Community College to Provide Training
One-Year Training Course to Debut in Fall 2010
Lithium-ion batteries are a clean energy alternative that is gathering force, and community colleges are starting to recognize this by creating new training programs that teach students how to properly work with lithium-ion batteries.
In Fall 2010, Grand Rapids Community College will debut a new one-year certification program for energy storage technicians which will prepare students for entry-level positions in lithium-ion battery plants. Julie Parks, the college’s director of workforce training, told the Grand Rapids Press that the college will decide whether the program should have the option of leading to a two-year associate’s degree based on “the requirements of the battery plants.”

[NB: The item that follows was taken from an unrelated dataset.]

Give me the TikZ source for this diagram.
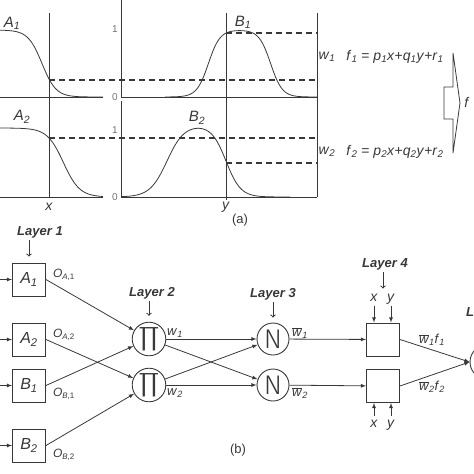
\documentclass[tikz,border=0pt]{standalone}
\usepackage{fontspec}
\setmainfont{Liberation Sans}
\newfontfamily\lightsans{Fira Sans Light}
\usepackage{tikz}
\usetikzlibrary{arrows,positioning,shapes,calc}
\definecolor{ink}{gray}{0.22}
\definecolor{softink}{gray}{0.45}
\newcommand{\lab}[2]{\textit{#1}\textsubscript{\textit{#2}}}
\newcommand{\wbar}[1]{$\overline{\mbox{\textit{w}}}$\textsubscript{\textit{#1}}}
\newcommand{\fs}[1]{\fontsize{#1}{#1}\selectfont}

\begin{document}
\begin{tikzpicture}[x=1pt,y=-1pt,
    axline/.style={ink, line width=0.9pt},
    mfcurve/.style={ink, line width=0.8pt},
    dashlevel/.style={ink, line width=1.3pt, dash pattern=on 6pt off 4pt},
    txt/.style={text=ink, font=\fs{14}, inner sep=0pt},
    axnum/.style={text=softink, font=\fs{10}, inner sep=0pt},
    layertxt/.style={text=ink, font=\fs{13}\bfseries\itshape, inner sep=0pt},
    mfbox/.style={draw=ink, line width=0.9pt, minimum size=33pt, inner sep=0pt, text=ink, font=\fs{16}},
    nodecirc/.style={draw=ink, line width=0.9pt, circle, minimum size=32pt, inner sep=0pt, text=ink, font=\lightsans\fs{27}},
    conn/.style={ink, line width=0.8pt, -latex},
    down/.style={ink, line width=1pt, ->},
]
\useasboundingbox (0,0) rectangle (474,474);

    % (a): membership functions
    \draw[axline] (0,97) -- (103,97);
    \draw[axline] (0,197) -- (103,197);
    \draw[axline] (121,0) -- (121,97) -- (317,97);
    \draw[axline] (121,101) -- (121,197) -- (317,197);
    \draw[axline] (49,13) -- (49,197);
    \draw[axline] (226,13) -- (226,200);
    \draw[axline] (317,13) -- (317,197);

    \draw[mfcurve] plot[domain=0:103, samples=80] (\x, {30+67/(1+exp(-(\x-42)/7))});
    \draw[mfcurve] plot[domain=0:103, samples=80] (\x, {197-69/(1+exp((\x-63.4)/8.1))});
    \draw[mfcurve] plot[domain=165:317, samples=120] (\x, {97-67/((1+exp(-(\x-208.4)/5.8))*(1+exp((\x-270.6)/5.8)))});
    \draw[mfcurve] plot[domain=121:290, samples=120] (\x, {197-72/((1+exp(-(\x-167)/8.5))*(1+exp((\x-226)/7.3)))});

    \draw[dashlevel] (49,80) -- (317,80);
    \draw[dashlevel] (49,138) -- (317,138);
    \draw[dashlevel] (226,33) -- (317,33);
    \draw[dashlevel] (226,163) -- (317,163);

    \node[txt, font=\fs{15}] at (12,23) {\lab{A}{1}};
    \node[txt, font=\fs{15}] at (22,117) {\lab{A}{2}};
    \node[txt, font=\fs{15}] at (243,22) {\lab{B}{1}};
    \node[txt, font=\fs{15}] at (197,118) {\lab{B}{2}};
    \node[axnum] at (115,29) {1};
    \node[axnum] at (115,97) {0};
    \node[axnum] at (115,130) {1};
    \node[axnum] at (115,197) {0};
    \node[txt] at (49,207) {\textit{x}};
    \node[txt] at (226,207) {\textit{y}};
    \node[txt, font=\fs{13}] at (240,220) {(a)};

    % rules and the combined output
    \node[txt] at (327,57) {\lab{w}{1}};
    \node[txt] at (395,57) {\lab{f}{1} = \lab{p}{1}\textit{x}+\lab{q}{1}\textit{y}+\lab{r}{1}};
    \node[txt] at (327,152) {\lab{w}{2}};
    \node[txt] at (395,152) {\lab{f}{2} = \lab{p}{2}\textit{x}+\lab{q}{2}\textit{y}+\lab{r}{2}};
    \draw[ink, line width=0.8pt] (453,53) -- (453,87) -- (444,87) -- (444,119) -- (453,119)
        -- (453,153) -- (460,103) -- cycle;
    \node[txt] at (467,102) {\textit{f}};

    % (b): Layer 1
    \node[mfbox] (A1) at (29,279.5) {\lab{A}{1}};
    \node[mfbox] (A2) at (29,339.5) {\lab{A}{2}};
    \node[mfbox] (B1) at (29,385.5) {\lab{B}{1}};
    \node[mfbox] (B2) at (29,445.5) {\lab{B}{2}};
    \foreach \n in {A1,A2,B1,B2}
        \draw[conn] ([xshift=-14pt]\n.west) -- (\n.west);
    \node[txt, font=\fs{12}] at (64,275) {\textit{O}\textsubscript{\textit{A},1}};
    \node[txt, font=\fs{12}] at (64,335) {\textit{O}\textsubscript{\textit{A},2}};
    \node[txt, font=\fs{12}] at (64,394) {\textit{O}\textsubscript{\textit{B},1}};
    \node[txt, font=\fs{12}] at (64,455) {\textit{O}\textsubscript{\textit{B},2}};
    \node[layertxt] (L1) at (40,232) {Layer 1};
    \draw[down] ($(L1.south -| A1)+(0,2)$) -- ($(A1.north)+(0,-6)$);

    % Layer 2
    \node[nodecirc] (P1) at (149,339) {\scalebox{1.5}[1]{∏}};
    \node[nodecirc] (P2) at (149,385) {\scalebox{1.5}[1]{∏}};
    \foreach \a/\b in {A1/P1, A2/P2, B1/P1, B2/P2}
        \draw[conn] (\a.east) -- (\b);
    \node[txt, font=\fs{13}] at (175,333) {\lab{w}{1}};
    \node[txt, font=\fs{13}] at (175,393) {\lab{w}{2}};
    \node[layertxt] (L2) at (152,293) {Layer 2};
    \draw[down] ($(L2.south -| P1)+(0,2)$) -- ($(P1.north)+(0,-6)$);

    % Layer 3
    \node[nodecirc] (N1) at (273,339) {N};
    \node[nodecirc] (N2) at (273,385) {N};
    \foreach \a/\b in {P1/N1, P1/N2, P2/N1, P2/N2}
        \draw[conn] (\a) -- (\b);
    \node[txt, font=\fs{13}] at (300,333) {\wbar{1}};
    \node[txt, font=\fs{13}] at (300,393) {\wbar{2}};
    \node[layertxt] (L3) at (273,294) {Layer 3};
    \draw[down] ($(L3.south)+(0,2)$) -- ($(N1.north)+(0,-5)$);

    % Layer 4
    \node[mfbox] (C1) at (383,339.5) {};
    \node[mfbox] (C2) at (383,386) {};
    \draw[conn] (N1) -- (C1);
    \draw[conn] (N2) -- (C2);
    \node[layertxt] (L4) at (385,264) {Layer 4};
    \draw[down] ($(L4.south -| C1)+(0,2)$) -- ($(C1.north)+(0,-34)$);
    \foreach \xx/\v in {374/x, 391/y} {
        \node[txt, text height=7pt, text depth=0pt] (t\v) at (\xx,298) {\textit{\v}};
        \draw[conn, shorten <=4pt] (t\v.south) -- (t\v.south |- C1.north);
        \node[txt, text height=7pt, text depth=0pt] (b\v) at (\xx,424) {\textit{\v}};
        \draw[conn, shorten <=4pt] (b\v.north) -- (b\v.north |- C2.south);
    }

    % Layer 5
    \node[draw=ink, line width=0.9pt, circle, minimum size=34pt] (S) at (487,362) {};
    \node[layertxt, anchor=west] at (466,313) {Layer 5};
    \draw[conn] (C1.east) -- (S.west);
    \draw[conn] (C2.east) -- (S.west);
    \node[txt, font=\fs{13}] at (432,340) {\wbar{1}\lab{f}{1}};
    \node[txt, font=\fs{13}] at (432,387) {\wbar{2}\lab{f}{2}};
    \node[txt, font=\fs{13}] at (238,450) {(b)};
\end{tikzpicture}
\end{document}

Instructors Will Learn from Experts in Other Countries
To prepare to train students for these new battery plant jobs, Green Rapids Community College instructors say they will travel to existing battery plants in France and Korea to learn from experts there.
Lithium-Ion Batteries: Clean Energy Source of the Future?
Preferred Battery for Electric and Hybrid Cars
The New York Times reports that “Lithium-ion batteries are the favored battery type for electric and hybrid vehicles.” These batteries weigh less but hold more energy for longer. In fact, lithium-ion batteries can hold “three times as much as energy per pound as a nickel-metal hydride battery.”
Auto Industry Expert Predicts Lithium Batteries Are Key to Industry Future
Detroit-based AmericaJr reports that at February’s “State of the (Auto) Industry” meeting, Dr. David E. Cole, Chairman of the Center for Automotive Research (CAR), said that he thinks that “the lithium battery is real” and will generate opportunities in the auto industry. He also said that he believes a community college degree should be a minimum requirement for the automobile production jobs of the future.
Job Prospects Look Positive in the Lithium-Ion Battery Manufacturing Industry
Those who choose to complete training programs, such as the one that Grand Rapids Community College will be offering, can look forward to a bright future in terms of job opportunities.
According to the New York Times, the investment advising group Byron Capital Markets predicts that demand for lithium-ion batteries “is slated to rise dramatically,” with an expected increase in demand of 40 percent from 2009 to 2014.
Meanwhile, international financial services group Credit Suisse has predicted a 10.3 percent annual growth in demand for lithium between 2009 and 2020, and a co-author of the Credit Suisse Report says the lithium-ion battery industry will “…be a big industry.”

This all translates into positive news for potential community college students looking for an innovative career.